I’ve seen it three times before, but I’ve never seen it done better than this one so ably directed by Professor Stuart Brown. He has the gift to get young actors performing like they’ve been to Broadway and back. Thirteen cast members, some playing two people, in a small masterpiece by playwright John Cariani.
It all takes place on Saturday night in a small, very, very rural Maine town.
We meet such a delightful array of men and woman figuring out what love is all about. You will laugh and be unable to control you pleasure at each of the encounters. And what fun they are all having up there on that Black Box Theatre Stage. They don’t miss a gag line, or dim a single real and tender situation. (The play ran until April 9.)

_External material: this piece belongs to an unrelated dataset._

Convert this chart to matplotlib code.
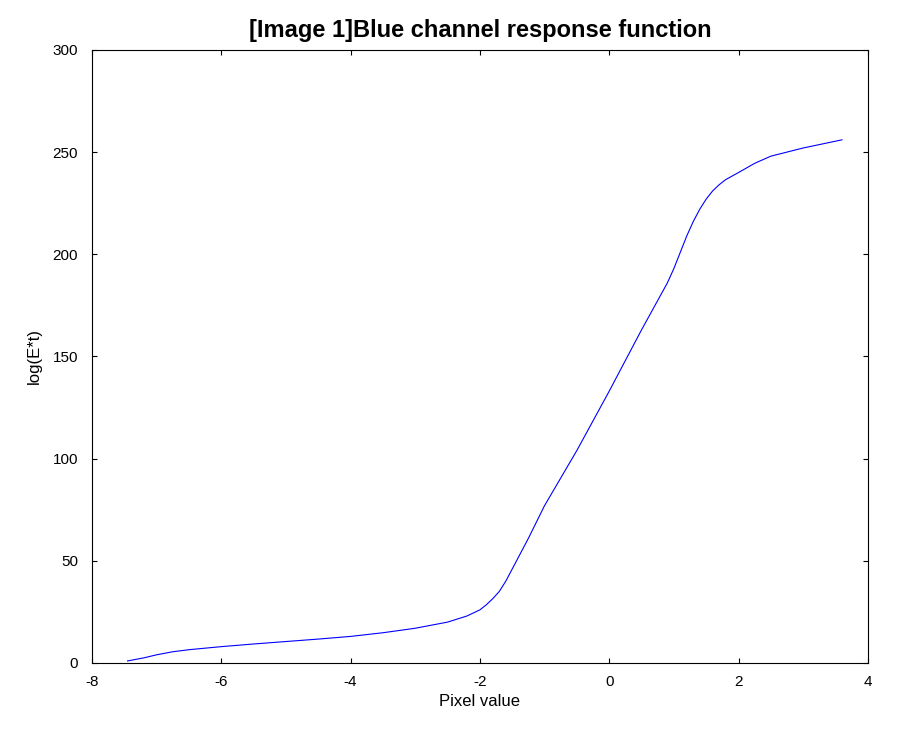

The second gem is “The Rauschenberg Project,” at The Laboratory Theater of Florida. It is a play for everybody! Everybody who cares about compassion and empathy, theater goers willing to support the battles for diversity in this complex world we all live in.
Leave it that warrior, Annette Trossbach, to get a grant from the Rauschenberg Foundation and then give 10 months to gather teens and college students and supporting adults together to tell their stories. The totally gripping stories are about the journey LGBT young people take, to quote Ms. Trossbach, “…to share their experiences and get the support to feel both safe and loved while they open up about coming out and being LGBT in a conservative community.”
You will be enthralled by the courage on that stage. But, you will be laughing and dazzled by the wit, the lovely ensemble performances, the music, the dancing, the sheer creativity and the true pleasure of being where great theater is taking place, right here in Ft. Myers, Florida. You will learn a lot that night from the 10 performers who light up that stage, and your support can help, to use Annette’s words again, “…. to encourage the LGBT young people of our area to stay in SWFL and contribute their skills to this community.”